フランクル自身も、収容所の中で過酷な労働、寒さ、飢え、暴力に苦しみといういつ終わるか分からない収容所の生活を送りながらも、その状況を耐え抜いて生還しました。
そして、その時の体験を克明に記録した、ベストセラーとなる「夜と霧」を執筆したのです。
家も、家族も、食べるものも、お金も、自由も、すべて奪われてしまった時、
人は、こんな人生に何の意味があるのだと絶望します。
いったい、この人生に、生きる意味などあるのか、と。
強制収容所は、こうした全てを奪われた人々の集まりでした。
そんな中で、フランクルは囚人たちが何に絶望し、
どんなことに希望を見出したのかを精神科医の視点からつぶさに観察しました。
そして彼が発見したのは、絶望の中での生き延びる力です。
人生に期待するのをやめ、生きる目的を持つ
「クリスマスには収容所から解放される」という噂が広まったのち、
その通りのことが起きなかったとき、人々は失望し、自暴自棄になり、力尽きてしまいました。
また、夢の中で「5月30日に戦争が終結する」という予言のような声を聞き、それを信じたその人は、
何の状況変化も起こらなかった5月29日に高熱を出し、31日には亡くなってしました。
フランクルは、「人生に期待するのをやめよ」と言います。
人生に何かを期待し、そこに生きる力を託してしまう時、
それが現実のものとならなかった時、人は失意のうちに生きる力も無くしてしまいます。
そんな状況を生き延びる唯一の道は、「生きる目的」を持つことだとフランクルは悟ります。
「生きる目的」を持つためのコペルニクス的転換とは
そして、そのためには「コペルニクス的転換」が必要だと言います。
つまり「人生の意味を問う」ことから、「人生から投げかけられている問いに応える」ことへの転換です。
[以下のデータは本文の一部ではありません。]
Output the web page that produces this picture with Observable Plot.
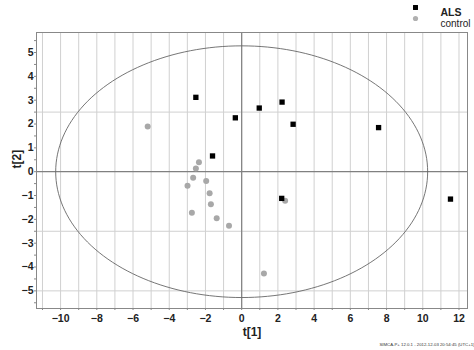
<!DOCTYPE html>
<html>
<head>
<meta charset="utf-8">
<script src="https://cdn.jsdelivr.net/npm/d3@7"></script>
<script src="https://cdn.jsdelivr.net/npm/@observablehq/plot@0.6"></script>
<style>
  html, body { margin: 0; padding: 0; background: #fff; }
  #chart { width: 474px; height: 350px; }
</style>
</head>
<body>
<div id="chart"></div>
<script>
// ALS scores (t[1], t[2])
const alsT1 = [-2.53, -0.35, 0.97, 2.23, 2.84, 7.56, -1.61, 2.21, 11.53];
const alsT2 = [3.12, 2.26, 2.67, 2.92, 1.99, 1.85, 0.66, -1.12, -1.15];
// control scores (t[1], t[2])
const ctlT1 = [-5.19, -2.36, -2.53, -2.68, -1.96, -2.99, -1.77, -1.70, -2.75, -1.38, -0.70, 2.40, 1.23];
const ctlT2 = [1.90, 0.40, 0.13, -0.25, -0.39, -0.59, -0.90, -1.37, -1.72, -1.95, -2.27, -1.22, -4.27];
// Hotelling T2 ellipse semi-axes
const ellA = 10.27, ellB = 5.28;
const xTicks = [-10, -8, -6, -4, -2, 0, 2, 4, 6, 8, 10, 12];
const yTicks = [-5, -4, -3, -2, -1, 0, 1, 2, 3, 4, 5];
const xGrid = d3.range(-11, 13, 1);
const yGrid = [2.5, -2.5, -5];
const xMinor = d3.range(-11, 12.5, 1);
const yMinor = d3.range(-5.5, 6, 0.5);
const footer = "SIMCA-P+ 12.0.1 - 2012-12-03 20:54:45 (UTC+1)";

const als = alsT1.map((x, i) => ({x, y: alsT2[i]}));
const ctl = ctlT1.map((x, i) => ({x, y: ctlT2[i]}));
const ellipse = d3.range(0, 361, 2).map(a => ({
  x: ellA * Math.cos(a * Math.PI / 180),
  y: ellB * Math.sin(a * Math.PI / 180)
}));

const font = "'Liberation Sans', Arial, sans-serif";

const chart = Plot.plot({
  width: 474,
  height: 350,
  marginTop: 32,
  marginLeft: 36,
  marginRight: 7,
  marginBottom: 42,
  style: {fontFamily: font, background: "#fff", overflow: "visible"},
  x: {domain: [-11.33, 12.47], label: null},
  y: {domain: [-5.74, 5.84], label: null},
  marks: [
    Plot.ruleX(xGrid, {stroke: "#d0d0d0", strokeWidth: 1}),
    Plot.ruleY(yGrid, {stroke: "#d0d0d0", strokeWidth: 1}),
    Plot.ruleX([0], {stroke: "#808080", strokeWidth: 1.2}),
    Plot.ruleY([0], {stroke: "#808080", strokeWidth: 1.2}),
    Plot.line(ellipse, {x: "x", y: "y", stroke: "#666", strokeWidth: 0.9}),
    Plot.frame({stroke: "#888"}),
    Plot.axisX({ticks: xMinor, tickSize: 2, tickFormat: () => "", stroke: "#888", label: null}),
    Plot.axisY({ticks: yMinor, tickSize: 2, tickFormat: () => "", stroke: "#888", label: null}),
    Plot.axisX({ticks: xTicks, tickSize: 0, tickPadding: 6, fontSize: 10.5, fontWeight: "bold", fill: "#222", label: null}),
    Plot.axisY({ticks: yTicks, tickSize: 0, tickPadding: 3, fontSize: 10.5, fontWeight: "bold", fill: "#222", label: null}),
    Plot.text(["t[1]"], {frameAnchor: "bottom", dy: 27, text: d => d, fontSize: 12, fontWeight: "bold", fill: "#222"}),
    Plot.text(["t[2]"], {frameAnchor: "left", dx: -19, dy: -2, text: d => d, rotate: -90, fontSize: 12, fontWeight: "bold", fill: "#222"}),
    Plot.dot(ctl, {x: "x", y: "y", r: 3, fill: "#a8a8a8", stroke: "none"}),
    Plot.dot(als, {x: "x", y: "y", symbol: "square", r: 3, fill: "#000", stroke: "none"}),
    // legend
    Plot.dot(["ALS"], {frameAnchor: "top-right", dx: -52, dy: -25, symbol: "square", r: 2.8, fill: "#000"}),
    Plot.dot(["control"], {frameAnchor: "top-right", dx: -52, dy: -14, r: 2.6, fill: "#b0b0b0"}),
    Plot.text(["ALS"], {frameAnchor: "top-right", dx: -27, dy: -24, textAnchor: "start", text: d => d, fontSize: 10.5, fontWeight: "bold", fill: "#222"}),
    Plot.text(["control"], {frameAnchor: "top-right", dx: -27, dy: -13, textAnchor: "start", text: d => d, fontSize: 10, fill: "#222"}),
    Plot.text([footer], {frameAnchor: "bottom-right", dx: 7, dy: 37, textAnchor: "end", text: d => d, fontSize: 4.3, fill: "#333"})
  ]
});
document.getElementById("chart").appendChild(chart);
</script>
</body>
</html>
「もういいかげん、生きることの意味を問うことをやめ、
わたしたち自身が問いの前に立っていることを思い知るべきなのだ。
生きることは日々、そして時々刻々、問いかけてくる。
わたしたちはその問いに答えを迫られている。
考え込んだり言辞を弄することによってではなく、
ひとえに行動によって、適切な態度によって、正しい答えは出される。」
さらに、フランクルは言います。
「どんな時にも人生には意味がある。
未来で待っている人や何かがあり、そのために今すべきことが必ずある」
そうして、未来に向けた「生きる目的」だけでなく、
極限状態においても人間性を保つことの重要性についても指摘します。
囚人たちの中には、そんな過酷な状況にあっても、音楽を楽しみ、夕焼けを見て心を震わす者たちもいたと言います。
一瞬、一瞬を大切にして、美や創造の喜びを感じることが、
どんな状況にあっても生きがいを見いだす力になるのだと。